One the rare occasions when critics get interviewed, they’re usually asked to weigh in on their subject of expertise, but hardly ever asked to discuss their craft. Charlie Rose will call on David Denby to talk about the top movies of the year, for instance, but Rose won’t ask Denby the kinds of probing questions about “process” that he would of a novelist or filmmaker. Modern critics, by and large, have been lumped into the opinion category alongside “talking heads," far beneath their august cousins in the arts. Many critics deserve this treatment—they’re shouting hacks or preening pundits—but a subset has always ranked among out best writers and deserve a more open forum to discuss their work.
That’s why I was so happy to see this lengthy interview with jazz critic Gary Giddins on the very worthwhile (and somewhat mysterious) website,
Big Think (shorter clips from the interview are
here). Giddins is the most prominent active jazz critic, having covered the music for 30 years at the Village Voice before transitioning to a life of occasional
New Yorker essays and books on jazz history. Given Giddins’s forty-year jazz immersion, I figured he’d spend the interview talking about, well, jazz; but, much to my delight, he spends it talking about his bigger passion: writing.
Throughout the interview, especially in its first half, Giddins sets out to correct the notion that a critic is primarily an expert on his subject.

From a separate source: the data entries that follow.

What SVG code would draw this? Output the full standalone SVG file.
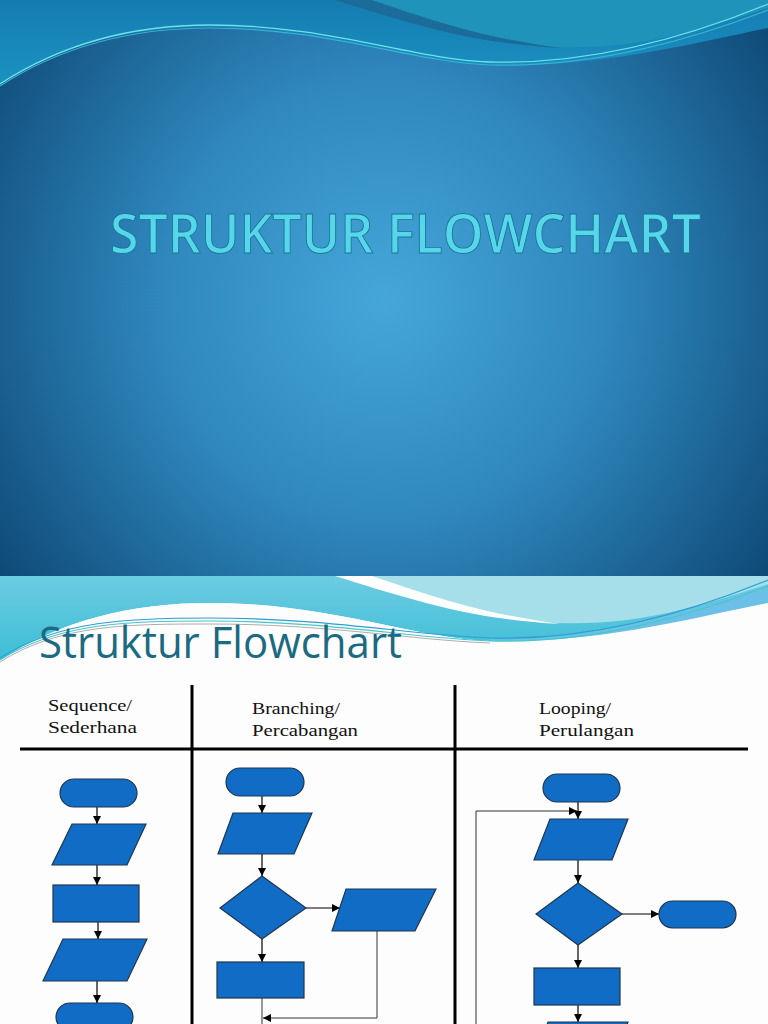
<svg xmlns="http://www.w3.org/2000/svg" width="768" height="1024" viewBox="0 0 768 1024">
<defs>
<radialGradient id="bg1" gradientUnits="userSpaceOnUse" cx="384" cy="300" r="500">
<stop offset="0" stop-color="#45a6da"/>
<stop offset="0.45" stop-color="#2f87bd"/>
<stop offset="1" stop-color="#0b4370"/>
</radialGradient>
<linearGradient id="band1" x1="0" y1="0" x2="0" y2="1">
<stop offset="0" stop-color="#157cb0"/>
<stop offset="1" stop-color="#1b92c2"/>
</linearGradient>
<linearGradient id="band2" x1="0" y1="0" x2="0" y2="1">
<stop offset="0" stop-color="#6ccbe2"/>
<stop offset="1" stop-color="#3dbed6"/>
</linearGradient>
<marker id="arr" markerUnits="userSpaceOnUse" markerWidth="8" markerHeight="8" refX="8" refY="4" orient="auto">
<path d="M0,0 L8,4 L0,8 Z" fill="#000"/>
</marker>
<style>
.shape{fill:#106cc4;stroke:#1f3650;stroke-width:1.2}
.conn{stroke:#000;stroke-width:1.2;fill:none}
.thin{stroke:#333;stroke-width:1;fill:none}
.grid{stroke:#000;stroke-width:3;fill:none}
.hdr{font-family:"Liberation Serif","DejaVu Serif",serif;font-size:17px;fill:#111}
</style>
</defs>

<!-- Slide 1 -->
<g id="slide1">
<rect x="0" y="0" width="768" height="576" fill="url(#bg1)"/>
<path d="M0,0 L768,0 L768,28 C700,42 600,68 490,65 C410,62 330,27 210,27 C130,27 60,45 0,84 Z" fill="url(#band1)"/>
<path d="M343,0 C400,18 470,42 556,47 C640,50 700,30 768,8 L768,0 Z" fill="#2093bb"/>
<path d="M335,0 C400,20 470,44 560,48 C470,36 415,14 372,0 Z" fill="#1c6898" opacity="0.9"/>
<path d="M0,84 C60,45 130,25 210,25 C330,25 410,59 490,62 C600,65 700,32 768,4" stroke="#6fe2e8" stroke-width="1.3" fill="none"/>
<path d="M0,86 C60,47 130,28 210,28 C330,28 410,62 490,65 C600,68 700,36 768,10" stroke="#35b2d8" stroke-width="1.2" fill="none"/>
<text x="110" y="253" font-family="'Open Sans','Noto Sans',sans-serif" font-size="54" font-weight="600" fill="#55d6ea" stroke="#1b7694" stroke-width="0.9" textLength="591" lengthAdjust="spacingAndGlyphs">STRUKTUR FLOWCHART</text>
</g>

<!-- Slide 2 -->
<g id="slide2" transform="translate(0,576)">
<rect x="0" y="0" width="768" height="448" fill="#fdfdfd"/>
<path d="M0,0 L768,0 L768,28 C700,42 600,68 490,65 C410,62 330,27 210,27 C130,27 60,45 0,84 Z" fill="url(#band2)"/>
<path d="M343,0 C400,18 470,42 556,47 C640,50 700,30 768,8 L768,0 Z" fill="#a6dfea"/>
<path d="M490,63 C600,66 700,30 768,10 L768,28 C700,42 600,68 490,65 Z" fill="#6cc0e8"/>
<path d="M335,0 C400,20 470,44 560,48 C470,36 415,14 372,0 Z" fill="#ffffff"/>
<path d="M0,85 C60,45 130,27 210,27 C330,27 410,62 490,65 C600,68 700,40 768,27 L768,448 L0,448 Z" fill="#fdfdfd"/>
<path d="M0,82 C60,44 130,42 210,42 C330,42 410,59 490,62 C600,65 700,32 768,4" stroke="#2e9fd0" stroke-width="1.2" fill="none"/>
<path d="M0,84 C60,46 130,45 210,45 C330,45 410,62 490,65 C600,68 700,36 768,10" stroke="#46c7c9" stroke-width="1.2" fill="none"/>
<path d="M0,86 C60,48 130,48 210,48 C330,48 410,64 490,67" stroke="#999" stroke-width="0.8" fill="none"/>
<text x="39" y="82" font-family="'Open Sans','Noto Sans',sans-serif" font-size="43" fill="#1a6a82" textLength="363" lengthAdjust="spacingAndGlyphs">Struktur Flowchart</text>
</g>

<!-- Table grid -->
<g id="table">
<line class="grid" x1="192" y1="685" x2="192" y2="1024"/>
<line class="grid" x1="455" y1="685" x2="455" y2="1024"/>
<line class="grid" x1="20" y1="749" x2="748" y2="749"/>
<text class="hdr" x="48" y="711" textLength="84" lengthAdjust="spacingAndGlyphs">Sequence/</text>
<text class="hdr" x="48" y="733" textLength="89" lengthAdjust="spacingAndGlyphs">Sederhana</text>
<text class="hdr" x="252" y="714" textLength="88" lengthAdjust="spacingAndGlyphs">Branching/</text>
<text class="hdr" x="252" y="736" textLength="106" lengthAdjust="spacingAndGlyphs">Percabangan</text>
<text class="hdr" x="539" y="714" textLength="72" lengthAdjust="spacingAndGlyphs">Looping/</text>
<text class="hdr" x="539" y="736" textLength="95" lengthAdjust="spacingAndGlyphs">Perulangan</text>
</g>

<!-- Connectors -->
<g id="connectors">
<line class="conn" x1="97" y1="807" x2="97" y2="824" marker-end="url(#arr)"/>
<line class="conn" x1="97" y1="865" x2="97" y2="885" marker-end="url(#arr)"/>
<line class="conn" x1="98" y1="922" x2="98" y2="939" marker-end="url(#arr)"/>
<line class="conn" x1="97" y1="981" x2="97" y2="1003" marker-end="url(#arr)"/>

<line class="conn" x1="262" y1="796" x2="262" y2="813" marker-end="url(#arr)"/>
<line class="conn" x1="262" y1="854" x2="262" y2="876" marker-end="url(#arr)"/>
<line class="conn" x1="306" y1="908" x2="340" y2="908" marker-end="url(#arr)"/>
<line class="conn" x1="262" y1="939" x2="262" y2="962" marker-end="url(#arr)"/>
<polyline class="thin" points="377,931 377,1018 263,1018" marker-end="url(#arr)"/>
<line class="thin" x1="262" y1="998" x2="262" y2="1024"/>

<line class="conn" x1="578" y1="802" x2="578" y2="819" marker-end="url(#arr)"/>
<polyline class="thin" points="476,1024 476,811 577,811" marker-end="url(#arr)"/>
<line class="conn" x1="578" y1="860" x2="578" y2="883" marker-end="url(#arr)"/>
<line class="conn" x1="622" y1="914" x2="659" y2="914" marker-end="url(#arr)"/>
<line class="conn" x1="578" y1="945" x2="578" y2="968" marker-end="url(#arr)"/>
<line class="conn" x1="578" y1="1005" x2="578" y2="1022" marker-end="url(#arr)"/>
</g>

<!-- Sequence column -->
<g id="seq-start"><rect class="shape" x="60" y="779" width="77" height="28" rx="14"/></g>
<g id="seq-input"><polygon class="shape" points="72,824 146,824 127,865 52,865"/></g>
<g id="seq-process"><rect class="shape" x="53" y="885" width="86" height="37"/></g>
<g id="seq-output"><polygon class="shape" points="63,939 147,939 127,981 43,981"/></g>
<g id="seq-end"><rect class="shape" x="56" y="1003" width="77" height="28" rx="14"/></g>

<!-- Branching column -->
<g id="br-start"><rect class="shape" x="226" y="768" width="78" height="28" rx="14"/></g>
<g id="br-input"><polygon class="shape" points="233,813 312,813 294,854 218,854"/></g>
<g id="br-decision"><polygon class="shape" points="262,876 306,908 262,939 220,908"/></g>
<g id="br-output"><polygon class="shape" points="346,889 436,889 415,931 332,931"/></g>
<g id="br-process"><rect class="shape" x="217" y="962" width="87" height="36"/></g>

<!-- Looping column -->
<g id="lp-start"><rect class="shape" x="543" y="774" width="77" height="28" rx="14"/></g>
<g id="lp-input"><polygon class="shape" points="550,819 628,819 612,860 534,860"/></g>
<g id="lp-decision"><polygon class="shape" points="578,883 622,914 578,945 536,914"/></g>
<g id="lp-end"><rect class="shape" x="659" y="901" width="77" height="27" rx="13.5"/></g>
<g id="lp-process"><rect class="shape" x="534" y="968" width="86" height="37"/></g>
<g id="lp-output"><polygon class="shape" points="548,1022 628,1022 612,1063 532,1063"/></g>
</svg>
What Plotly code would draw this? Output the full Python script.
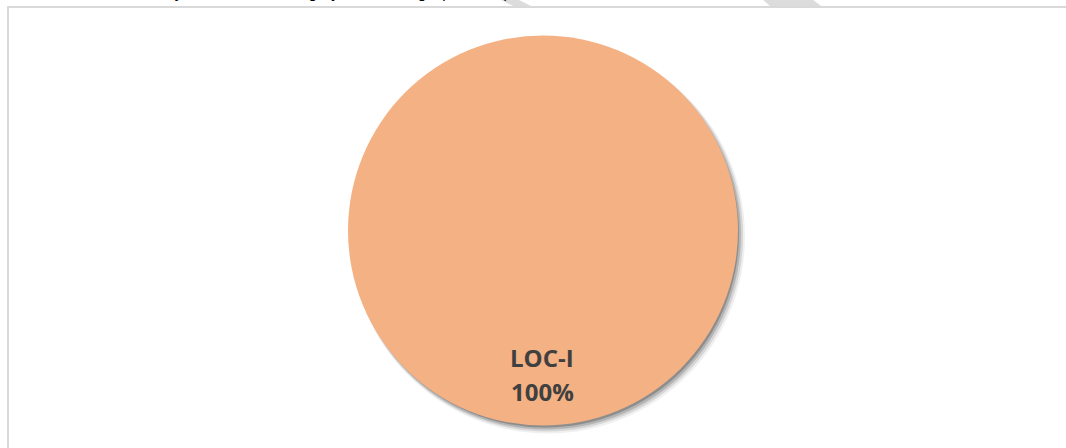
import plotly.graph_objects as go

# Data
categories = ["LOC-I"]
shares = [100]
pie_color = "#F4B183"
title_text = "Fatal Accidents by Occurrence Category - Percentage (2015-19)"

W, H = 1066, 448

def px(x):
    return x / W

def py(y):
    return 1 - y / H

cx, cy, r = 543, 230.5, 195

fig = go.Figure()

# soft drop shadow (layered copies of the same pie)
for dx, dy, dr, op in [(5, 6, 2, 0.08), (4, 5, 1, 0.14), (3, 4, 0, 0.22), (2, 3, -1, 0.32)]:
    rr = r + dr
    fig.add_trace(go.Pie(
        labels=categories, values=shares, sort=False,
        marker=dict(colors=["rgba(60,60,60,%.2f)" % op], line=dict(width=0)),
        textinfo="none", hoverinfo="skip", showlegend=False,
        domain=dict(x=[px(cx + dx - rr), px(cx + dx + rr)],
                    y=[py(cy + dy + rr), py(cy + dy - rr)]),
    ))

fig.add_trace(go.Pie(
    labels=categories, values=shares, sort=False,
    marker=dict(colors=[pie_color], line=dict(width=0)),
    textinfo="none", showlegend=False,
    domain=dict(x=[px(cx - r), px(cx + r)], y=[py(cy + r), py(cy - r)]),
))

total = sum(shares)
lab_font = dict(family="'Open Sans', Lato, sans-serif", size=24, color="#404040")
fig.add_annotation(x=px(542), y=py(376), xref="paper", yref="paper",
                   text="<b>%s</b>" % categories[0], showarrow=False, font=lab_font)
fig.add_annotation(x=px(542), y=py(410), xref="paper", yref="paper",
                   text="<b>%d%%</b>" % round(100 * shares[0] / total), showarrow=False, font=lab_font)

# cut-off title at the very top
fig.add_annotation(x=px(511), y=py(-8), xref="paper", yref="paper", xanchor="right",
                   yanchor="middle", text=title_text, showarrow=False,
                   font=dict(family="Liberation Sans, Arial", size=16, color="#000000"))

shapes = [
    # chart border
    dict(type="rect", xref="paper", yref="paper", x0=px(8), x1=px(1075), y0=py(460), y1=py(7),
         line=dict(color="#D9D9D9", width=2), fillcolor="rgba(0,0,0,0)", layer="below"),
    # watermark fragments
    dict(type="path", xref="paper", yref="paper",
         path="M %f %f L %f %f L %f %f L %f %f Z" % (px(499), py(-1), px(517), py(-1), px(531), py(6), px(513), py(6)),
         fillcolor="#DCDCDC", line=dict(width=0), layer="below"),
    dict(type="path", xref="paper", yref="paper",
         path="M %f %f L %f %f L %f %f L %f %f Z" % (px(762), py(-1), px(812), py(-1), px(821), py(6), px(770), py(6)),
         fillcolor="#DCDCDC", line=dict(width=0), layer="below"),
]

fig.update_layout(
    width=W, height=H,
    margin=dict(l=0, r=0, t=0, b=0),
    paper_bgcolor="white", plot_bgcolor="white",
    shapes=shapes,
    showlegend=False,
)

fig.write_html("out.html", config={"displayModeBar": False},
               post_script="document.body.style.margin='0';document.body.style.overflow='hidden';")
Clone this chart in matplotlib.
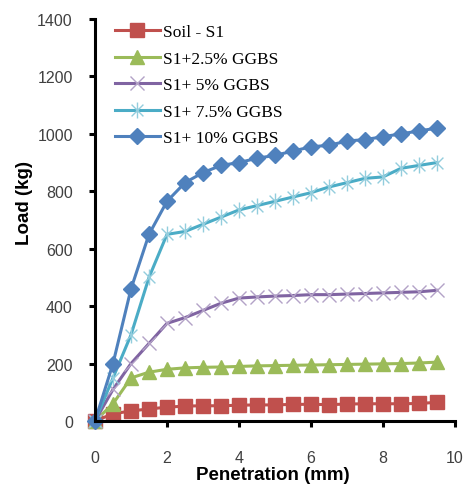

A critic is a writer first, Giddins says, and an expert decidedly second. “I think all of us begin as writers,” he says, “you pick a subject that allows you to express yourself as a writer.” Listening to the music is important of course, Giddins adds, but the key to being a good critic is to “read voraciously” and to read “classic criticism.” It’s all common sense stuff, but it’s reassuring to hear a big-time critic state that he’s no musicologist and that his authority comes not from his grasp of music theory but from his capacity to describe music with precision and clarity.
Dispatch from the vocation of unhappiness: One of the most popular videos on Big Think is a clip from an interview with novelist John Irving entitled “Advice to Aspiring Novelists: Don’t Shoot Yourself.” That would be mildly depressing, but more depressing (and more deliciously ironic) is that Irving offers no such advice. He tells aspiring novelists that, if he were in their shoes, he might very well shoot himself.